A Plug-in Hybrid Electric Vehicle (PHEV) represents an advancement in automotive technology by combining two independent propulsion systems: a gasoline-powered internal combustion engine (ICE) and an electric motor driven by a rechargeable battery. This configuration allows the vehicle to operate on electric power alone for a significant distance, unlike traditional hybrid models. What specifically defines a PHEV is the ability to replenish its electric energy from an external power source, such as a wall outlet or a dedicated charging station. The vehicle functions as a practical bridge technology, offering the zero-emission capabilities of a pure electric vehicle for short trips while retaining the long-distance refueling convenience of a conventional car.
Essential Hardware
The core functionality of a PHEV relies on the seamless integration of several specialized physical components. At the heart of the electric side is the high-voltage lithium-ion battery pack, which is substantially larger than the battery found in a standard hybrid electric vehicle (HEV). While a typical HEV battery capacity may be around 1.3 kilowatt-hours (kWh), a PHEV battery often ranges from 9 kWh to over 20 kWh, a necessary increase to support an extended electric-only driving range.
Connected to this power source is the electric traction motor, which is primarily responsible for moving the vehicle during electric-only operation and assists the gasoline engine under high-demand conditions. The internal combustion engine (ICE) provides propulsion when the battery is depleted or when the vehicle requires maximum power for acceleration or high-speed cruising. Managing the energy flow between all these components is the power electronics controller, a complex unit that converts the high-voltage direct current (DC) from the battery into the alternating current (AC) needed to run the motor. A dedicated charging port and an onboard charger complete the system, allowing the vehicle to be connected to the electrical grid. The onboard charger converts the incoming AC from the wall into the DC required to safely store energy in the battery pack.
How Driving Modes Work
The operational flexibility of a plug-in hybrid is governed by sophisticated software that manages the transition between its two power sources. In Pure EV Mode, the vehicle prioritizes the use of the electric motor, drawing solely on the energy stored in the battery pack. This mode is typically maintained until the battery reaches a minimum state of charge or until the driver demands a level of performance—such as rapid acceleration or sustained high speeds—that exceeds the motor’s electric output.
When the electric-only range is exhausted or driving conditions change, the vehicle automatically shifts into Hybrid or Blended Mode. In this state, the vehicle’s computer system constantly determines the most efficient way to utilize both the ICE and the electric motor. The system blends the power output, using the engine for primary propulsion while the electric motor supplements torque, which is particularly effective during stop-and-go city driving.
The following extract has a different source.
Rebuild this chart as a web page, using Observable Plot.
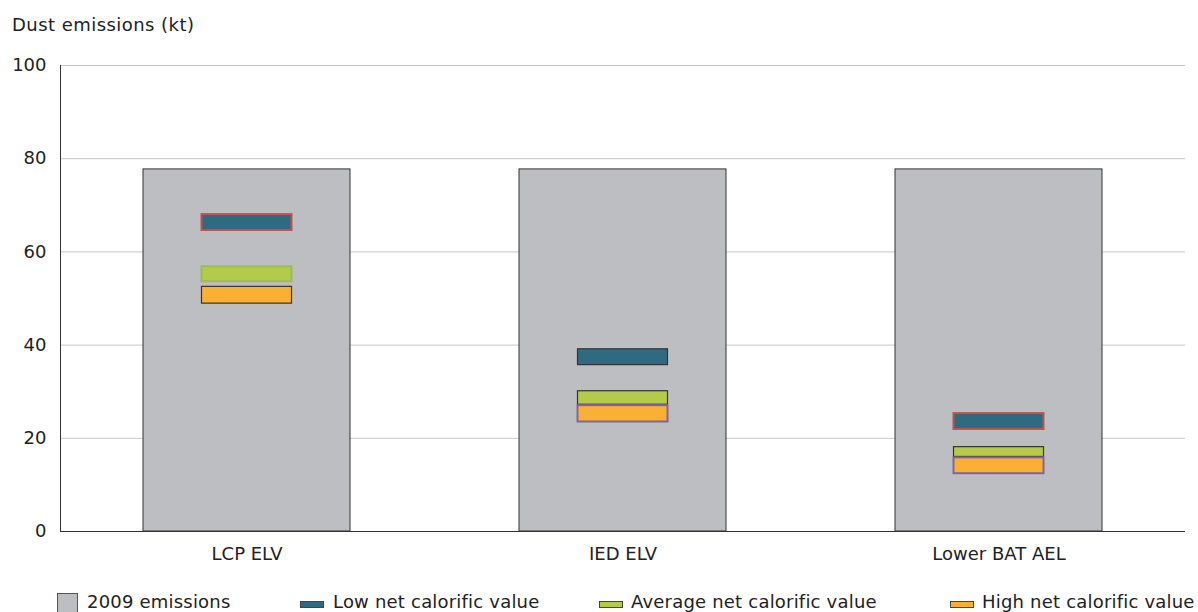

Some PHEVs can operate in a series configuration, where the engine acts primarily as a generator to create electricity for the motor, or a parallel configuration, where both power sources directly drive the wheels.
An additional layer of efficiency is provided by the Regenerative Braking system, which actively recovers kinetic energy that would otherwise be lost as heat through friction brakes. When the driver lifts off the accelerator or applies the brake pedal, the electric motor reverses its function, acting as a generator to create resistance that slows the vehicle. This captured energy is converted back into electricity and sent to recharge the high-voltage battery. The vehicle’s control software may also utilize Predictive Energy Optimization (PEO), where, if a destination is entered into the navigation system, the car intelligently manages when to use electricity or gasoline based on the upcoming route’s topography and traffic.
Charging and Electric Range
The “plug-in” aspect provides the ability to complete daily commutes without consuming any gasoline, provided the battery is recharged. Most PHEV owners utilize Level 1 charging, which plugs into a standard 120-volt household outlet, typically adding four to five miles of range per hour of charging. This is often sufficient for overnight charging due to the PHEV’s relatively small battery size compared to a pure electric vehicle.
For faster charging, a Level 2 charging unit, which uses a 240-volt electrical circuit, can significantly reduce charging time. A PHEV’s battery can typically be fully replenished in one to two hours using a Level 2 setup, making it ideal for charging during the workday or a short stop. The resulting electric range varies between models, with most current PHEVs offering a pure electric driving distance between 15 and 60 miles before the gasoline engine activates. This capability allows many drivers to cover their daily round-trip mileage on electricity alone. The vehicle’s overall efficiency is often communicated using the Miles Per Gallon Equivalent (MPGe) metric, a standardized measure that accounts for the energy consumed while operating on electricity.